Fehlerhafte Zweckverbände
Gericht
BVerfG
Art der Entscheidung
Pressemitteilung
Datum
08. 08. 2002
Aktenzeichen
74/2002
Pressemitteilung Nr. 74/2002 vom 08. August 2002
Dazu Beschluss vom 23. Juli 2002 - 2 BvL 14/98 -
Mit Beschluss vom 23. Juli 2002 hat die 3. Kammer des Zweiten Senats einen Vorlagebeschluss des Verwaltungsgerichts (VG) Halle für unzulässig erklärt, der die rückwirkende Heilung von Verfahrensfehlern bei der Gründung von Abwasserzweckverbänden in Sachsen-Anhalt betrifft.
Im Zuge der deutschen Wiedervereinigung hatten sich viele der kleinen Gemeinden in den neuen Ländern zu Abwasserzweckverbänden zusammengeschlossen. Viele dieser Zweckverbände investierten in überdimensionierte Kläranlagen und Kanalnetze. Die damit verbundenen finanziellen Risiken blieben zunächst unerkannt. Im Ausgangsverfahren begehrten drei Gemeinden die Feststellung, nicht Mitglied eines im Herbst 1991 gegründeten Abwasserzweckverbandes zu sein. Bei dem Zusammenschluss zu Abwasserverbänden kam es häufig zu Gründungsfehlern mit der Folge, dass die Mehrzahl der Zweckverbände in Sachsen-Anhalt als rechtlich unwirksam angesehen wurde. Nachdem ein sog. Erstes Heilungsgesetz diesen Zustand nur begrenzt beheben konnte, erließ der Landesgesetzgeber ein sog. Zweites Heilungsgesetz. Danach gelten auch vor dem 16. Oktober 1992 fehlerhaft gegründete Zweckverbände als wirksam gegründet.

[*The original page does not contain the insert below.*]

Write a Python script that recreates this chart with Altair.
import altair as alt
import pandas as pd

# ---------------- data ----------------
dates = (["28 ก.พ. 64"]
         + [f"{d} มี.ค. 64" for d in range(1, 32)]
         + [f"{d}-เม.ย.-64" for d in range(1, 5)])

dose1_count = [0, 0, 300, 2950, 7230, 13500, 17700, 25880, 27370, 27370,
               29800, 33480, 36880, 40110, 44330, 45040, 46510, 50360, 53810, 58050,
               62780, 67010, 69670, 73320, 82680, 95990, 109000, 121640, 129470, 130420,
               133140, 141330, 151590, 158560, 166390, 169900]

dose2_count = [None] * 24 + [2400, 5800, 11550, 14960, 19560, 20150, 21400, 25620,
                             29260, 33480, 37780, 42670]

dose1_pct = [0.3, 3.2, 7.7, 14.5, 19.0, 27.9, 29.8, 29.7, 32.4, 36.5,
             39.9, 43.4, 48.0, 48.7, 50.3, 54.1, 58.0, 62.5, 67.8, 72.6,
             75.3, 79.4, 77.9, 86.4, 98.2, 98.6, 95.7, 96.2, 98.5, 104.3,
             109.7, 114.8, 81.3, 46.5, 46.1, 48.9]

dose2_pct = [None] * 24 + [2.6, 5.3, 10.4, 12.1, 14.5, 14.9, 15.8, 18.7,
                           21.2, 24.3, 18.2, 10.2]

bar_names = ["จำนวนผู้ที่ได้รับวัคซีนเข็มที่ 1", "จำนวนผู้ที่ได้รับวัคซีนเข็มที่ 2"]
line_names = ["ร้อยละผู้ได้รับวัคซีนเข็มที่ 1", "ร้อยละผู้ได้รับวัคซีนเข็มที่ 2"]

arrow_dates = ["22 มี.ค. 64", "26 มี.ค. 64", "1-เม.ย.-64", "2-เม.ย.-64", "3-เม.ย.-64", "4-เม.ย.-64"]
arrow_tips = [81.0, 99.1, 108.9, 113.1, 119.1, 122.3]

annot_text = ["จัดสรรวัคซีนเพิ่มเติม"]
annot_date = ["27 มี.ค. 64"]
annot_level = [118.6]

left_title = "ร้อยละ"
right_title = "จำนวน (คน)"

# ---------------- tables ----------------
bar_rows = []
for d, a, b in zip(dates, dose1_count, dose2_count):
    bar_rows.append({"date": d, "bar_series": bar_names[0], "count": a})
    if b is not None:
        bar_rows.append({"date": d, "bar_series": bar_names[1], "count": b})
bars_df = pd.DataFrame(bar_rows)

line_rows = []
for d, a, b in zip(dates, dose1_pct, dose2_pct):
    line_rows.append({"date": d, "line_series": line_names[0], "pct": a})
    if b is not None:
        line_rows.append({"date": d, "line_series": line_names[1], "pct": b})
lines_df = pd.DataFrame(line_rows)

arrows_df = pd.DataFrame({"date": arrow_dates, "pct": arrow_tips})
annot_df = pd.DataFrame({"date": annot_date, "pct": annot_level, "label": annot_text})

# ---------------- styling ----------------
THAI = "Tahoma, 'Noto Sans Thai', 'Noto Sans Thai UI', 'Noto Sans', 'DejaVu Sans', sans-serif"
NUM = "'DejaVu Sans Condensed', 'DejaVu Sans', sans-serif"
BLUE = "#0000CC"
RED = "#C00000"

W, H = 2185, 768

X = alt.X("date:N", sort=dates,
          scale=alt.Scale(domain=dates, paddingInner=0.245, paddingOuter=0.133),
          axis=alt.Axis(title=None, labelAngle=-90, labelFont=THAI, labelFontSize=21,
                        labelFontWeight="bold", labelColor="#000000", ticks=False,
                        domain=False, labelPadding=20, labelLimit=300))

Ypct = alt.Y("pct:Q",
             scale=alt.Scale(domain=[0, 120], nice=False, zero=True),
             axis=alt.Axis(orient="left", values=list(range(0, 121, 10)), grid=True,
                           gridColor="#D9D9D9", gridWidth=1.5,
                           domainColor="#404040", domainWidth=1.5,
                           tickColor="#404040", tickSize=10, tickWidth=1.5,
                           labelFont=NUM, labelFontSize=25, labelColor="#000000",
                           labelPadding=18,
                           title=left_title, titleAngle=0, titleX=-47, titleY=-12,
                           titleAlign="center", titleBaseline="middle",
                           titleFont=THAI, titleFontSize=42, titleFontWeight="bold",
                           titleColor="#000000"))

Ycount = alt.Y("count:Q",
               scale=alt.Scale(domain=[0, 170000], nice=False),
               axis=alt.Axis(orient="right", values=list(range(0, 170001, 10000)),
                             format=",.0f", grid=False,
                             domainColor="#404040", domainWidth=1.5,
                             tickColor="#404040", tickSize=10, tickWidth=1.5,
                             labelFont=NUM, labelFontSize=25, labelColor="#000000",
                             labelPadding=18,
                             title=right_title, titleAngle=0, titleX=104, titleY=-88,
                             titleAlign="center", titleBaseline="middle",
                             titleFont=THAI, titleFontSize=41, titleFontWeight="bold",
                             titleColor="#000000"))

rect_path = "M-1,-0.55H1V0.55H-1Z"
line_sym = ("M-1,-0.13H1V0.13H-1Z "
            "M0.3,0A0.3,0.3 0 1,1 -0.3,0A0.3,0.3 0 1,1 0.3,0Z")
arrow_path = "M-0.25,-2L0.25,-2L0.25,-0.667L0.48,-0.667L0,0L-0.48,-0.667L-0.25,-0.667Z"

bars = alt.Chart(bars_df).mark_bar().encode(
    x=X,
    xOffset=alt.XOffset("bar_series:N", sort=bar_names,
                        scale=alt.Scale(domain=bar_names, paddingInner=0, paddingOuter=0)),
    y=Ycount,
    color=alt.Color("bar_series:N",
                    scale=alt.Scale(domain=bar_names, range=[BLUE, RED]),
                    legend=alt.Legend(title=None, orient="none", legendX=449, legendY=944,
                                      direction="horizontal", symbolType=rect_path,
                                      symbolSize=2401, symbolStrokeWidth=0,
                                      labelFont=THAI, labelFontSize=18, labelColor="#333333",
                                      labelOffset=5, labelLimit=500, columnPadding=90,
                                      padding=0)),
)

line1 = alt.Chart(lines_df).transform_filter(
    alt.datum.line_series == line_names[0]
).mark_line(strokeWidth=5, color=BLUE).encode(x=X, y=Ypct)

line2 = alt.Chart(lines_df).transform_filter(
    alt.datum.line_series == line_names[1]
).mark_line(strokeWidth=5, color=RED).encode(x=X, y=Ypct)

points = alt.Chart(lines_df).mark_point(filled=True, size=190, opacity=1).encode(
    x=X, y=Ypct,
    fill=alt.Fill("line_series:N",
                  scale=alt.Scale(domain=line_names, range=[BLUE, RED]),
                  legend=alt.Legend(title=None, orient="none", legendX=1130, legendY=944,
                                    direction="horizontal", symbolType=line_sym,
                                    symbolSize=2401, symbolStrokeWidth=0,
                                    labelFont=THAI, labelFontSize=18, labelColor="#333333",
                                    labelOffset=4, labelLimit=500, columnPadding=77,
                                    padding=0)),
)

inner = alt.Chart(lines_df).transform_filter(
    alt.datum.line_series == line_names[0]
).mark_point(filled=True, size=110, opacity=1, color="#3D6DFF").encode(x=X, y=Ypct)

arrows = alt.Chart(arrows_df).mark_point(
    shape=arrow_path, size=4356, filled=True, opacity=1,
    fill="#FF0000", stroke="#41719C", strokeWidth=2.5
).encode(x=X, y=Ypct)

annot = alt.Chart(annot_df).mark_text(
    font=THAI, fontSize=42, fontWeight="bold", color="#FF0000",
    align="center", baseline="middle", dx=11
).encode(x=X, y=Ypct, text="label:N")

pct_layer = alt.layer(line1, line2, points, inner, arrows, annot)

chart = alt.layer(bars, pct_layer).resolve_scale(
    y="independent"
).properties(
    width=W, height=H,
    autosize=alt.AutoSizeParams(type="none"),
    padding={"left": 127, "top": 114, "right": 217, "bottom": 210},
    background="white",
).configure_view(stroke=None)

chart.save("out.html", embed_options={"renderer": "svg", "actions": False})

Das VG hält das Zweite Heilungsgesetz für verfassungswidrig. Es ist u. a. der Auffassung, das Zweite Heilungsgesetz verstoße gegen das demokratische Prinzip kommunaler Selbstverwaltung, weil die Gemeindeparlamente hierdurch von ihren gesetzlichen Mitwirkungsrechten bei der Bildung von Zweckverbänden ausgeschlossen würden. Daneben verletze die rückwirkende Heilung fehlerhafter Zweckverbände das schutzwürdige Vertrauen der Gemeinden in die Unwirksamkeit der Verbandsgründung und sei daher wegen Verstoßes gegen das Rechtsstaatsprinzip verfassungswidrig.

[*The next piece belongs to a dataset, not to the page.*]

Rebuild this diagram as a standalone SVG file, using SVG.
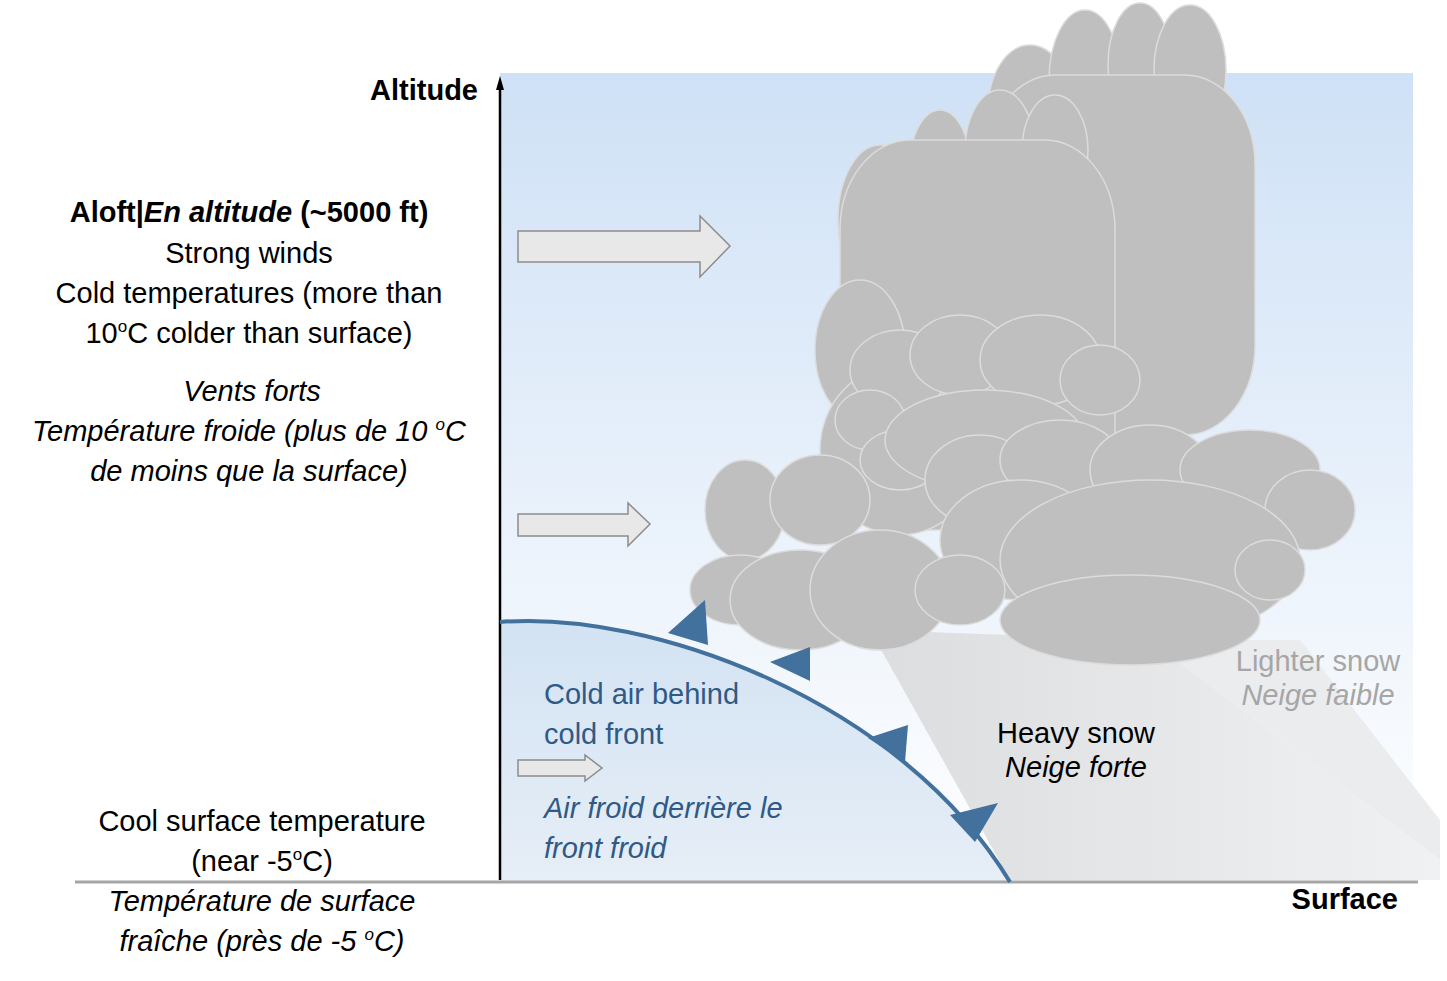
<svg xmlns="http://www.w3.org/2000/svg" width="1447" height="981" viewBox="0 0 1447 981">
<defs>
<linearGradient id="sky" x1="0" y1="0" x2="0" y2="1"><stop offset="0" stop-color="#cfe1f6"/><stop offset="1" stop-color="#ffffff"/></linearGradient>
<linearGradient id="cold" x1="0" y1="0" x2="0" y2="1"><stop offset="0" stop-color="#d3e3f3"/><stop offset="1" stop-color="#e6eef7"/></linearGradient>
<linearGradient id="snow" x1="0" y1="0" x2="1" y2="0"><stop offset="0" stop-color="#dcdddf"/><stop offset="1" stop-color="#f0f1f2"/></linearGradient>
<style>
text{font-family:"Liberation Sans","Open Sans",sans-serif;font-size:29px;fill:#000}
.c{text-anchor:middle}.i{font-style:italic}.b{font-weight:bold}
.bl{fill:#2f5a87}
.cl ellipse,.cl rect{fill:#bfbfbf;stroke:#dcdcdc;stroke-width:1.5}
.ar{fill:#e8e8e8;stroke:#8c8c8c;stroke-width:1.5}
.tri{fill:#41719c}
</style>
</defs>
<rect x="500" y="73" width="913" height="808" fill="url(#sky)"/>
<g id="snow"><polygon points="870,630 1150,640 1440,860 1440,880 1010,880" fill="url(#snow)"/><polygon points="1150,640 1300,640 1440,820 1440,860" fill="#ebecee"/></g>
<g id="coldair"><path d="M500,622 C650,610 900,700 1010,882 L500,882 Z" fill="url(#cold)"/></g>
<g id="clouds" class="cl">
<ellipse cx="1030" cy="110" rx="42" ry="65"/><ellipse cx="1085" cy="80" rx="36" ry="70"/><ellipse cx="1140" cy="65" rx="32" ry="62"/><ellipse cx="1190" cy="70" rx="36" ry="65"/>
<rect x="985" y="75" width="270" height="360" rx="70" ry="90"/>
<ellipse cx="880" cy="220" rx="42" ry="75"/><ellipse cx="940" cy="175" rx="32" ry="65"/><ellipse cx="1000" cy="150" rx="35" ry="60"/><ellipse cx="1055" cy="150" rx="33" ry="55"/>
<rect x="840" y="140" width="275" height="390" rx="70" ry="90"/>
<ellipse cx="860" cy="350" rx="45" ry="70"/><ellipse cx="900" cy="450" rx="80" ry="85"/>
<ellipse cx="900" cy="370" rx="50" ry="40"/><ellipse cx="960" cy="355" rx="50" ry="40"/><ellipse cx="1040" cy="360" rx="60" ry="45"/><ellipse cx="1100" cy="380" rx="40" ry="35"/><ellipse cx="870" cy="420" rx="35" ry="30"/><ellipse cx="900" cy="460" rx="40" ry="30"/><ellipse cx="985" cy="440" rx="100" ry="50"/>
<ellipse cx="745" cy="510" rx="40" ry="50"/><ellipse cx="820" cy="500" rx="50" ry="45"/><ellipse cx="740" cy="590" rx="50" ry="35"/><ellipse cx="800" cy="600" rx="70" ry="50"/><ellipse cx="880" cy="590" rx="70" ry="60"/>
<ellipse cx="980" cy="480" rx="55" ry="45"/><ellipse cx="1060" cy="460" rx="60" ry="40"/><ellipse cx="1150" cy="470" rx="60" ry="45"/><ellipse cx="1250" cy="470" rx="70" ry="40"/><ellipse cx="1310" cy="510" rx="45" ry="40"/><ellipse cx="1020" cy="540" rx="80" ry="60"/><ellipse cx="1150" cy="560" rx="150" ry="80"/><ellipse cx="960" cy="590" rx="45" ry="35"/><ellipse cx="1270" cy="570" rx="35" ry="30"/><ellipse cx="1130" cy="620" rx="130" ry="45"/>
</g>
<g id="connectors">
<line x1="500" y1="880" x2="500" y2="86" stroke="#000" stroke-width="2.5"/>
<polygon points="496,90 500,76 504,90" fill="#000"/>
<line x1="75" y1="882" x2="1418" y2="882" stroke="#a6a6a6" stroke-width="3"/>
<path d="M500,622 C650,610 900,700 1010,882" fill="none" stroke="#41719c" stroke-width="4"/>
<polygon class="tri" points="668,633 705,600 708,645"/>
<polygon class="tri" points="770,662 810,647 810,681"/>
<polygon class="tri" points="868,738 908,725 905,762"/>
<polygon class="tri" points="950,815 998,803 975,842"/>
<polygon class="ar" points="518,231 700,231 700,216 730,246 700,277 700,262 518,262"/>
<polygon class="ar" points="518,514 628,514 628,503 650,524 628,546 628,536 518,536"/>
<polygon class="ar" points="518,760 585,760 585,755 602,768 585,781 585,776 518,776"/>
</g>
<g id="labels">
<text x="478" y="100" class="b" text-anchor="end" font-size="27">Altitude</text>
<text x="249" y="222" class="c b" font-size="32">Aloft|<tspan class="i">En altitude</tspan> (~5000 ft)</text>
<text x="249" y="263" class="c">Strong winds</text>
<text x="249" y="303" class="c">Cold temperatures (more than</text>
<text x="249" y="343" class="c">10<tspan font-size="17" dy="-11">o</tspan><tspan dy="11">C colder than surface)</tspan></text>
<text x="252" y="401" class="c i">Vents forts</text>
<text x="249" y="441" class="c i">Température froide (plus de 10 <tspan font-size="17" dy="-11">o</tspan><tspan dy="11">C</tspan></text>
<text x="249" y="481" class="c i">de moins que la surface)</text>
<text x="262" y="831" class="c">Cool surface temperature</text>
<text x="262" y="871" class="c">(near -5<tspan font-size="17" dy="-11">o</tspan><tspan dy="11">C)</tspan></text>
<text x="262" y="911" class="c i">Température de surface</text>
<text x="262" y="951" class="c i">fraîche (près de -5 <tspan font-size="17" dy="-11">o</tspan><tspan dy="11">C)</tspan></text>
<text x="1398" y="909" class="b" text-anchor="end" font-size="27">Surface</text>
<text x="544" y="704" class="bl">Cold air behind</text>
<text x="544" y="744" class="bl">cold front</text>
<text x="544" y="818" class="bl i">Air froid derrière le</text>
<text x="544" y="858" class="bl i">front froid</text>
<text x="1076" y="743" class="c" font-size="24">Heavy snow</text>
<text x="1076" y="777" class="c i" font-size="24">Neige forte</text>
<text x="1318" y="671" class="c" font-size="24" style="fill:#a6a6a6">Lighter snow</text>
<text x="1318" y="705" class="c i" font-size="24" style="fill:#a6a6a6">Neige faible</text>
</g>
</svg>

Die 3. Kammer hat die Unzulässigkeit der Vorlage festgestellt. Es ist nicht in der gebotenen Weise dargetan, dass es auf die Gültigkeit des Zweiten Heilungsgesetzes für die Entscheidung des Ausgangsverfahrens ankommt. Das VG hätte insbesondere prüfen müssen, ob die von den Gemeinden gegenüber dem Abwasserzweckverband erklärten Austritte und Kündigungen rechtlich wirksam waren und die Gemeinden schon deswegen den Verband verlassen haben, ohne dass das später in Kraft getretene Zweite Heilungsgesetz hieran noch etwas ändern konnte. Darüber hinaus hat das VG nicht erörtert, ob die genehmigungsbedürftige Kündigung der Mitgliedschaft nicht aufgrund der damals in der Gemeindeordnung von Sachsen-Anhalt enthaltenen Genehmigungsfiktion wirksam war.
Wie die 3. Kammer ergänzend ausführt, hat das Verwaltungsgericht auch nicht die Verfassungsmäßigkeit des Zweiten Heilungsgesetzes hinreichend geprüft. Im Ausgangsverfahren hatten sich alle Gemeindevertretungen für den Beitritt zum Abwasserzweckverband ausgesprochen. Das Verwaltungsgericht legt nicht dar, warum es darüber hinaus von Verfassungs wegen geboten sein soll, dass der Gemeinderat auch über das Statut des Zweckverbandes abstimmen muss. Nicht belegt ist ferner die Behauptung des Verwaltungsgerichts, die Gemeinden hätten berechtigterweise auf die Unwirksamkeit der Zweckverbandsgründung vertrauen dürfen. Vielmehr spricht die anfänglich einvernehmliche Verbandsgründung für ein Vertrauen der Gemeinden in deren Rechtswirksamkeit. Nach Bekanntwerden der Gründungsfehler hat sich ein gefestigtes und damit schutzwürdiges Vertrauen in die Beständigkeit eines bestimmten Rechtszustandes kaum entwickeln können.